Women In The Informal Business Sector Hit Hard By Corruption
WOMEN in the informal business sector are vulnerable to corrupt activities and their businesses are suffering as a result of rampant corruption, the Zimbabwe Informal Traders Council (ZITC) has said.
By Farai Mabeza
The council’s projects manager, Agnes Gwanzura, told a gender and corruption consultative workshop in Harare that women in the sector meet with many challenges caused by corrupt activities due to lack of proper resources and policies.
“This prohibits them from doing business with ease.

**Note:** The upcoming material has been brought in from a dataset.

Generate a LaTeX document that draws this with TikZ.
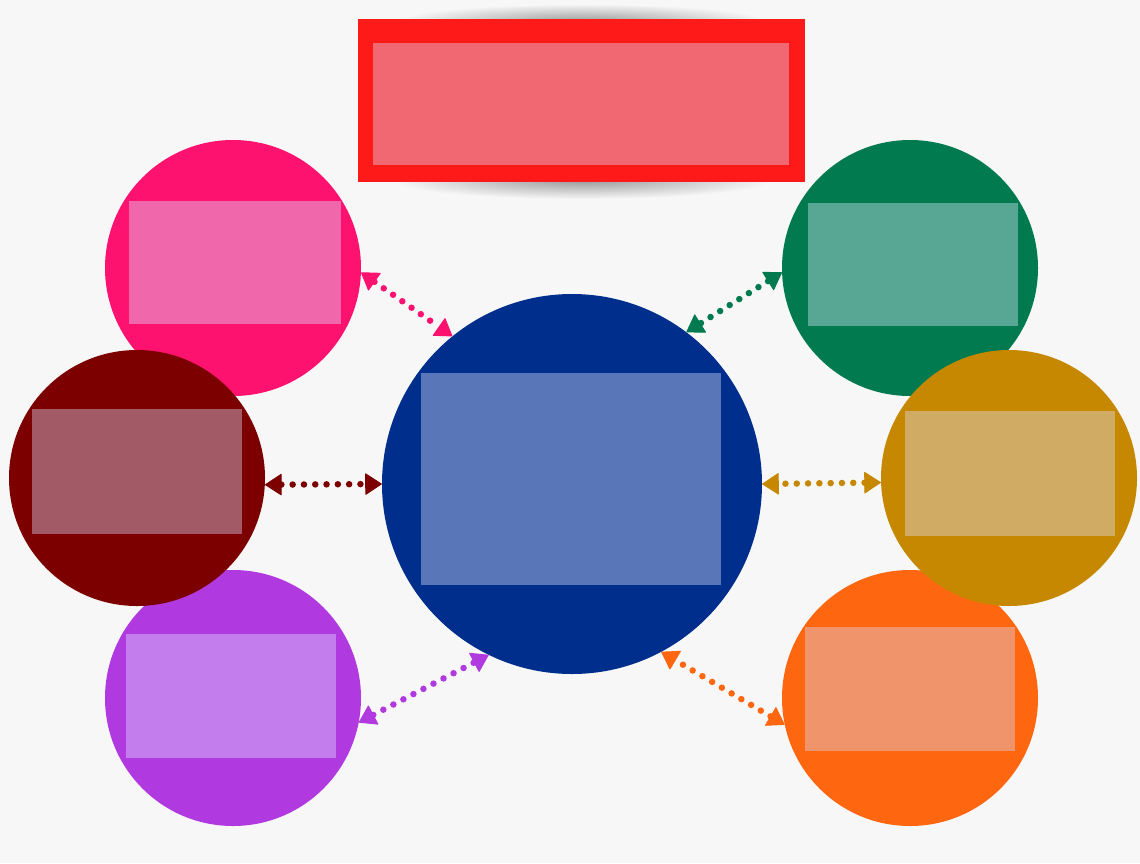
\documentclass[tikz,border=0pt]{standalone}
\usetikzlibrary{arrows.meta,fit}
\definecolor{bg}{HTML}{F7F7F7}
\definecolor{tred}{HTML}{FF1A1A}
\definecolor{tredin}{HTML}{F26872}
\definecolor{cblue}{HTML}{002E8C}
\definecolor{cbluein}{HTML}{5876B8}
\definecolor{cpink}{HTML}{FD1270}
\definecolor{cpinkin}{HTML}{F067AC}
\definecolor{cdred}{HTML}{7D0000}
\definecolor{cdredin}{HTML}{A25B66}
\definecolor{cpurple}{HTML}{B03AE0}
\definecolor{cpurplein}{HTML}{C47DEC}
\definecolor{cgreen}{HTML}{007A4E}
\definecolor{cgreenin}{HTML}{58A795}
\definecolor{cgold}{HTML}{C58800}
\definecolor{cgoldin}{HTML}{D0AB64}
\definecolor{corange}{HTML}{FF6610}
\definecolor{corangein}{HTML}{F0956B}
\tikzset{
  disc/.style={circle, inner sep=0pt, minimum size=#1, draw=none},
  panel/.style={inner sep=0pt, draw=none},
  link/.style={line width=6.5pt, line cap=round, dash pattern=on 0pt off 11.3pt,
    {Triangle[length=17pt,width=22pt,line width=1pt,round]}-{Triangle[length=17pt,width=22pt,line width=1pt,round]}}
}
\begin{document}
\begin{tikzpicture}[x=1pt,y=-1pt]
\fill[bg] (0,0) rectangle (1140,863);
\useasboundingbox (0,0) rectangle (1140,863);
% title shadow
\shade[inner color=black!38, outer color=bg] (582,21) ellipse (185pt and 17pt);
\shade[inner color=black!40, outer color=bg] (582,180) ellipse (190pt and 19pt);
% title
\node (title) [panel, fill=tred, fit={(358,19) (805,182)}] {};
\node (titlein) [panel, fill=tredin, fit={(373,43) (789,165)}] {};
% circles
\node (pink) [disc=256pt, fill=cpink] at (233,268) {};
\node (purple) [disc=256pt, fill=cpurple] at (233,698) {};
\node (dred) [disc=256pt, fill=cdred] at (137,478) {};
\node (green) [disc=256pt, fill=cgreen] at (910,268) {};
\node (orange) [disc=256pt, fill=corange] at (910,698) {};
\node (gold) [disc=256pt, fill=cgold] at (1009,478) {};
\node (blue) [disc=380pt, fill=cblue] at (572,484) {};
% panels
\node (pinkin) [panel, fill=cpinkin, fit={(129,201) (341,324)}] {};
\node (dredin) [panel, fill=cdredin, fit={(32,409) (242,534)}] {};
\node (purplein) [panel, fill=cpurplein, fit={(126,634) (336,758)}] {};
\node (greenin) [panel, fill=cgreenin, fit={(808,203) (1018,326)}] {};
\node (goldin) [panel, fill=cgoldin, fit={(905,411) (1115,536)}] {};
\node (orangein) [panel, fill=corangein, fit={(805,627) (1015,751)}] {};
\node (bluein) [panel, fill=cbluein, fit={(421,373) (721,585)}] {};
% links
\draw[link, cpink] (pink.-2) -- (blue.129);
\draw[link, cdred] (dred.-3) -- (blue.180);
\draw[link, cpurple] (purple.-11) -- (blue.244);
\draw[link, cgreen] (green.182) -- (blue.53);
\draw[link, cgold] (gold.182) -- (blue.0);
\draw[link, corange] (orange.192) -- (blue.-62);
\end{tikzpicture}
\end{document}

They end up being victimised by corrupt officials,” Gwanzura said.
“To understand the relationship between gender and corruption in the informal sector we must understand that women constitute the highest number of those in the informal sector,” she added.

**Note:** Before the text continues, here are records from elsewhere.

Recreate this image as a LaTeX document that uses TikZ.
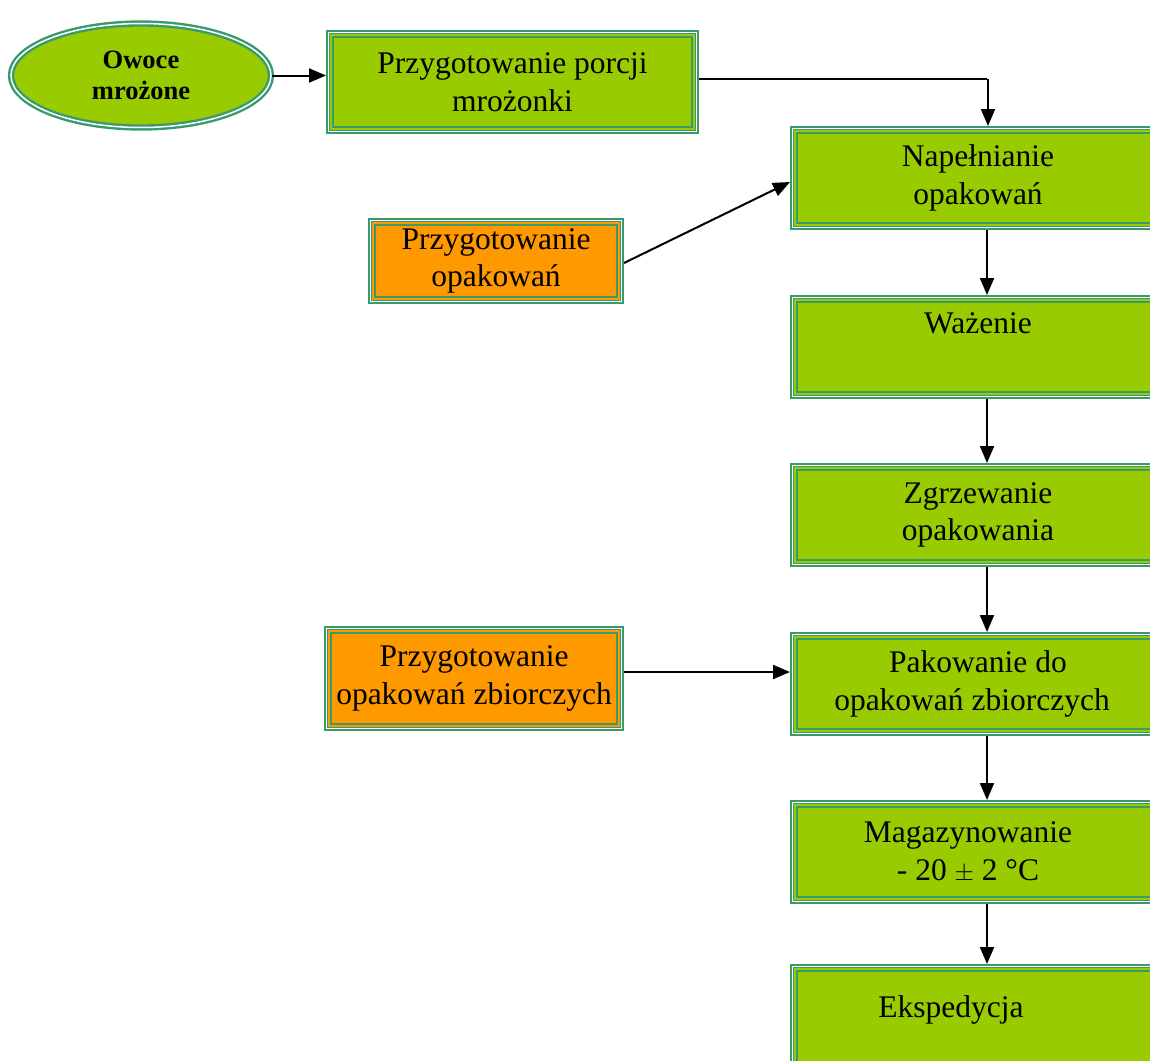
\documentclass[tikz,border=0pt]{standalone}
\usepackage{fontspec}
\setmainfont{Liberation Serif}
\usetikzlibrary{shapes.geometric,arrows.meta}
\definecolor{leaf}{HTML}{99CC00}
\definecolor{amber}{HTML}{FF9900}
\definecolor{rim}{HTML}{3A9A6C}
\tikzset{
  framed/.style={draw=rim, line width=2pt, inner sep=0pt, align=center,
    font=\fontsize{31.5}{37.5}\selectfont, anchor=north west,
    path picture={
      \draw[white, line width=1pt]
        ([shift={(1.5pt,-1.5pt)}]path picture bounding box.north west) rectangle
        ([shift={(-1.5pt,1.5pt)}]path picture bounding box.south east);
      \draw[rim, line width=1pt]
        ([shift={(2.5pt,-2.5pt)}]path picture bounding box.north west) rectangle
        ([shift={(-2.5pt,2.5pt)}]path picture bounding box.south east);
      \draw[rim, line width=2pt]
        ([shift={(6pt,-6pt)}]path picture bounding box.north west) rectangle
        ([shift={(-6pt,6pt)}]path picture bounding box.south east);
    }},
  greenbox/.style={framed, fill=leaf},
  orangebox/.style={framed, fill=amber},
  oval/.style={ellipse, draw=rim, line width=2.4pt, double=white, double distance=1.5pt,
    fill=leaf, inner sep=0pt, align=center,
    font=\fontsize{26.5}{31}\selectfont\bfseries},
  flow/.style={line width=2pt, -{Triangle[length=17pt,width=14pt]}},
  plain/.style={line width=2pt}
}
\begin{document}
\begin{tikzpicture}[x=1pt,y=-1pt]
\useasboundingbox (0,0) rectangle (1150,1060);
\clip (0,0) rectangle (1150,1060);

% raw material and first step
\node[oval, minimum width=260pt, minimum height=104pt] (fruit) at (141,75.5) {Owoce\\mrożone};
\node[greenbox, minimum width=371pt, minimum height=102pt] (portion) at (326,30)
  {Przygotowanie porcji\\mrożonki};

% main line of processing steps
\node[greenbox, minimum width=374pt, minimum height=102pt] (fill) at (790,126)
  {Napełnianie\\opakowań};
\node[greenbox, minimum width=374pt, minimum height=102pt] (weigh) at (790,295)
  {Ważenie\\\strut};
\node[greenbox, minimum width=374pt, minimum height=102pt] (seal) at (790,463)
  {Zgrzewanie\\opakowania};
\node[greenbox, minimum width=374pt, minimum height=102pt] (pack) at (790,632)
  {Pakowanie do\\\hspace*{-6pt}opakowań zbiorczych\hspace*{6pt}};
\node[greenbox, minimum width=374pt, minimum height=102pt] (store) at (790,800)
  {\hspace*{-10pt}Magazynowanie\hspace*{10pt}\\\hspace*{-10pt}- 20 $\pm$ 2 °C\hspace*{10pt}};
\node[greenbox, minimum width=374pt, minimum height=104pt] (ship) at (790,964)
  {\hspace*{-27pt}\raisebox{7pt}[\height][\depth]{Ekspedycja}\hspace*{27pt}};

% side preparation steps
\node[orangebox, minimum width=254pt, minimum height=84pt] (cont) at (368,218)
  {Przygotowanie\\opakowań};
\node[orangebox, minimum width=298pt, minimum height=103pt] (bulk) at (324,626)
  {Przygotowanie\\opakowań zbiorczych};

% connectors
\draw[flow] (fruit.east) -- (portion.west |- fruit.east);
\coordinate (turn) at (987,79);
\draw[plain] (portion.east |- turn) -- (turn);
\draw[flow] ([xshift=1pt]turn) -- ([xshift=1pt]turn |- fill.north);
\draw[flow] ([yshift=-2pt]cont.east) -- ([yshift=-4pt]fill.west);
\draw[flow] (bulk.east |- 0,672) -- (pack.west |- 0,672);
\foreach \a/\b in {fill/weigh, weigh/seal, seal/pack, pack/store, store/ship}
  \draw[flow] (987,0 |- \a.south) -- (987,0 |- \b.north);
\end{tikzpicture}
\end{document}
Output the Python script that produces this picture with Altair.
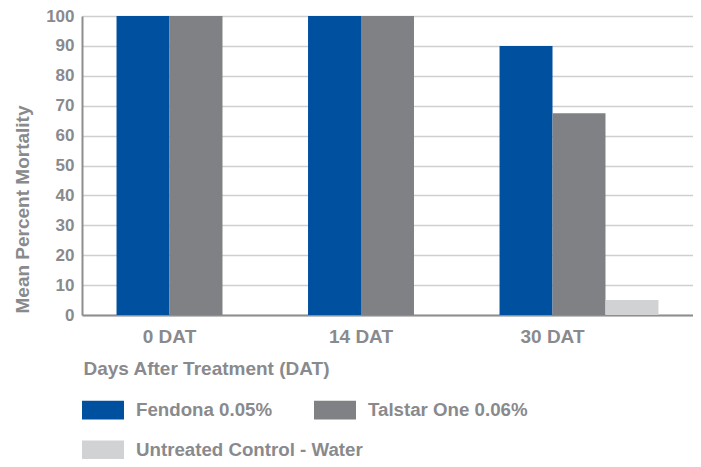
import altair as alt
import pandas as pd

days = ["0 DAT", "14 DAT", "30 DAT"]
treatments = ["Fendona 0.05%", "Talstar One 0.06%", "Untreated Control - Water"]
fendona = [100, 100, 90]
talstar = [100, 100, 67.5]
control = [0, 0, 5]
colors = ["#0050a0", "#808184", "#d1d2d4"]

rows = []
for series_name, vals in zip(treatments, [fendona, talstar, control]):
    for d, v in zip(days, vals):
        rows.append({"day": d, "treatment": series_name, "mortality": v})
df = pd.DataFrame(rows)

TEXT = "#898a8d"
FONT = "Liberation Sans"

x_enc = alt.X(
    "day:N",
    sort=days,
    scale=alt.Scale(paddingInner=0.17, paddingOuter=0.1803),
    axis=alt.Axis(
        title="Days After Treatment (DAT)",
        labelAngle=0,
        ticks=False,
        labelOffset=-26.5,
        labelPadding=12,
        labelFontSize=19,
        labelFont=FONT,
        labelFontWeight="bold",
        labelColor=TEXT,
        domainColor="#8e8e8e",
        domainWidth=2,
        titleAnchor="start",
        titleAlign="left",
        titleBaseline="alphabetic",
        titleX=1,
        titleY=59,
        titleFontSize=19,
        titleFont=FONT,
        titleFontWeight="bold",
        titleColor=TEXT,
    ),
)
xoff_enc = alt.XOffset("treatment:N", scale=alt.Scale(domain=treatments))
y_enc = alt.Y(
    "mortality:Q",
    scale=alt.Scale(domain=[0, 100], nice=False),
    axis=alt.Axis(
        title="Mean Percent Mortality",
        values=list(range(0, 101, 10)),
        ticks=False,
        labelPadding=8,
        labelFontSize=17,
        labelFont=FONT,
        labelFontWeight="bold",
        labelColor=TEXT,
        domainColor="#8e8e8e",
        domainWidth=2,
        gridColor="#cfcfcf",
        gridWidth=1.5,
        titleAngle=270,
        titleAlign="left",
        titleBaseline="middle",
        titleX=-60,
        titleY=297,
        titleFontSize=19,
        titleFont=FONT,
        titleFontWeight="bold",
        titleColor=TEXT,
    ),
)

legend_style = dict(
    title=None,
    orient="none",
    direction="horizontal",
    legendX=0,
    symbolType="M-1,-0.45H1V0.45H-1Z",
    symbolSize=1764,
    symbolStrokeWidth=0,
    labelFontSize=18.7,
    labelFont=FONT,
    labelFontWeight="bold",
    labelColor=TEXT,
    labelOffset=12,
    labelLimit=400,
    padding=0,
)

base = alt.Chart(df).mark_bar()

treated = base.transform_filter(
    alt.FieldOneOfPredicate(field="treatment", oneOf=treatments[:2])
).encode(
    x=x_enc,
    xOffset=xoff_enc,
    y=y_enc,
    color=alt.Color(
        "treatment:N",
        scale=alt.Scale(domain=treatments[:2], range=colors[:2]),
        legend=alt.Legend(legendY=373, columns=2, columnPadding=41, **legend_style),
    ),
)

untreated = base.transform_filter(
    alt.FieldOneOfPredicate(field="treatment", oneOf=treatments[2:])
).encode(
    x=x_enc,
    xOffset=xoff_enc,
    y=y_enc,
    color=alt.Color(
        "treatment:N",
        scale=alt.Scale(domain=treatments[2:], range=colors[2:]),
        legend=alt.Legend(legendY=413, **legend_style),
    ),
)

chart = alt.layer(treated, untreated).resolve_scale(
    color="independent"
).resolve_legend(
    color="independent"
).properties(
    width=611,
    height=299,
    padding={"left": 74, "top": 8, "right": 0, "bottom": 144},
    autosize=alt.AutoSizeParams(type="none"),
).configure_view(stroke=None)

chart.save("out.html", embed_options={"renderer": "svg", "actions": False})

The current high rate of unemployment in Zimbabwe has also contributed to the number of women joining the informal sector in order to make a living.
“This has also increased the vulnerability of women to ‘corruption’ which they term as giving bribes, kick-backs, sextortion, extortion and forced relationships in order to gain favours, and services such as access to workspace, selection to benefit from certain facilities and to be chosen to lead others. For example, association leaders and management committee leaders,” Gwanzura said.
Many of the women in the informal sector have little knowledge of their rights and are easily taken advantage of. They are forced to give sexual favors and pay bribes to officials.
These practices don’t only happen in the Central Business District, but they also happen in the farming communities where informal women farm laborers are forced to give sexual favors in order to get work on the tobacco fields and other work in general.
Gwanzura said that poor or inadequate remuneration was worsening corruption.
“It is very difficult to come up with Anti-Corruption Policies that can be implemented in an environment where workers go for months without salaries. This creates an opportunity for corruption to breed.
“Anti-corruption enforcers should be known and seen on sites not just in offices. There should be a demonstration of clear interventions by the anti-corruption enforcers which must encourage people to report any form of corruption.
“Reporters of corruption must not feel victimized, the process must be made easy and there must be a gender sensitive team which uses gender lenses in analyzing the extent of corruption in order to craft interventions that yield positive results,” she said.